Im Mittelpunkt der erfundenen Geschichte stehen zwei ältere Anrainer, nämlich Helga Lindemeyer und Albert Lehmann, die nicht nur im Vorfeld der Tat das Treiben in der benachbarten Villa beobachten, sondern sich auch nach der Tat weiter intensiv damit befassen, indem sie die Zeitungsberichte verfolgen. Geschickt hat die Autorin die Fakten mit den fiktiven Eindrücken verwoben, auch chronologisch die Kapitel sind exakt datiert - gut nachvollziehbar.

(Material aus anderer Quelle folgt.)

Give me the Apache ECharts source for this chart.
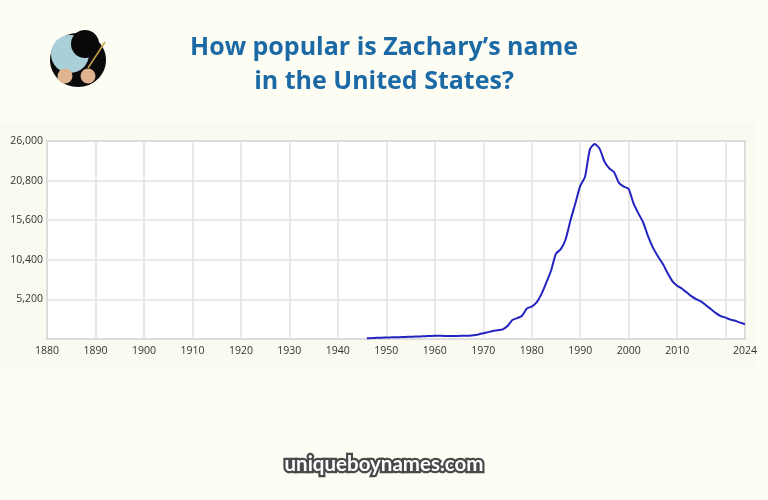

Durch die Schilderung von Helga Lindemeyers und Albert Lehmanns Alltag, ihrer Beobachtungen, Eindrücke, Mutmaßungen und Ängste wirkt das Geschehen sehr lebendig. Man wird in den Fall hinein gesogen, zwar wissend, worauf es hinausläuft, dennoch gebannt. Die Perspektivenwechsel gestalten die Handlung abwechslungsreich und geschickt gesetzte Spannungsmomente sorgen für gewisse Dramatik. Die private Story ist berührend, man kann Helgas Einsamkeit und Furchtsamkeit nachempfinden, auch ihr Bedürfnis, mehr über die Hintergründe zu erfahren, ihren Gerechtigkeitssinn. Das Streben der beiden alten Leute nach mehr Information treibt die Handlung voran und offenbart gleichsam sukzessive die Fakten, vom Tathergang bis zu den Verurteilungen.

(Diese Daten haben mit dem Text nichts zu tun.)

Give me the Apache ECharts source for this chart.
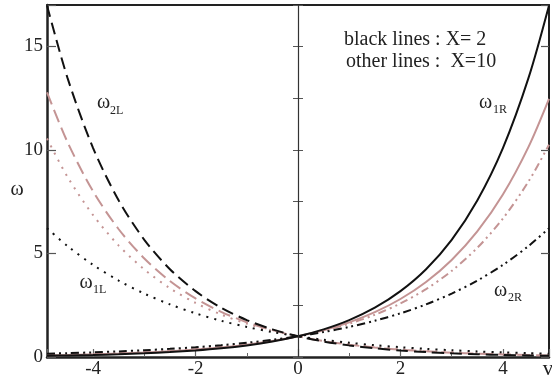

Die Charaktere sind einfühlsam beschrieben. Helga, seit kurzem verwitwet, lebt alleine mit ihrem geliebten Dackel. Sie vermisst ihren Mann, ihre Stütze im Alltag. Sie wirkt anfangs noch sehr naiv, ein bisschen weltfremd, ängstlich und hilflos, doch sie entwickelt eine unerwartete, an Sturheit grenzende Energie, zunächst das Treiben in der Villa zu erkunden und letztlich möglichst viel über Täter und Tathergang zu erfahren. Alberts Motivation für die Nachforschungen hat zwar andere Gründe, doch das gemeinsame Ziel macht die beiden zu Verbündeten.

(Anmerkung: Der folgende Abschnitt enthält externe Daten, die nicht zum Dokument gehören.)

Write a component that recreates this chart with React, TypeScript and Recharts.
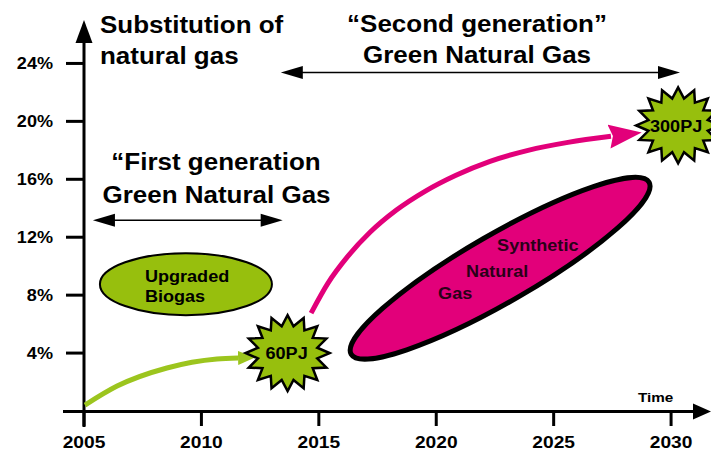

Mir hat dieser True-Crime-Fall sehr gut gefallen, vom Schreibstil ebenso wie vom Inhalt her. Einerseits sind die Informationen zu den Fakten sehr umfassend, ohne sich in blutige Details zu verlieren. Anderseits kann man sich gut in die Situation und Gefühlslage der Menschen im Umfeld des Tatorts hineinversetzen. Ich spreche eine eindeutige Leseempfehlung aus und vergebe 5 Sterne.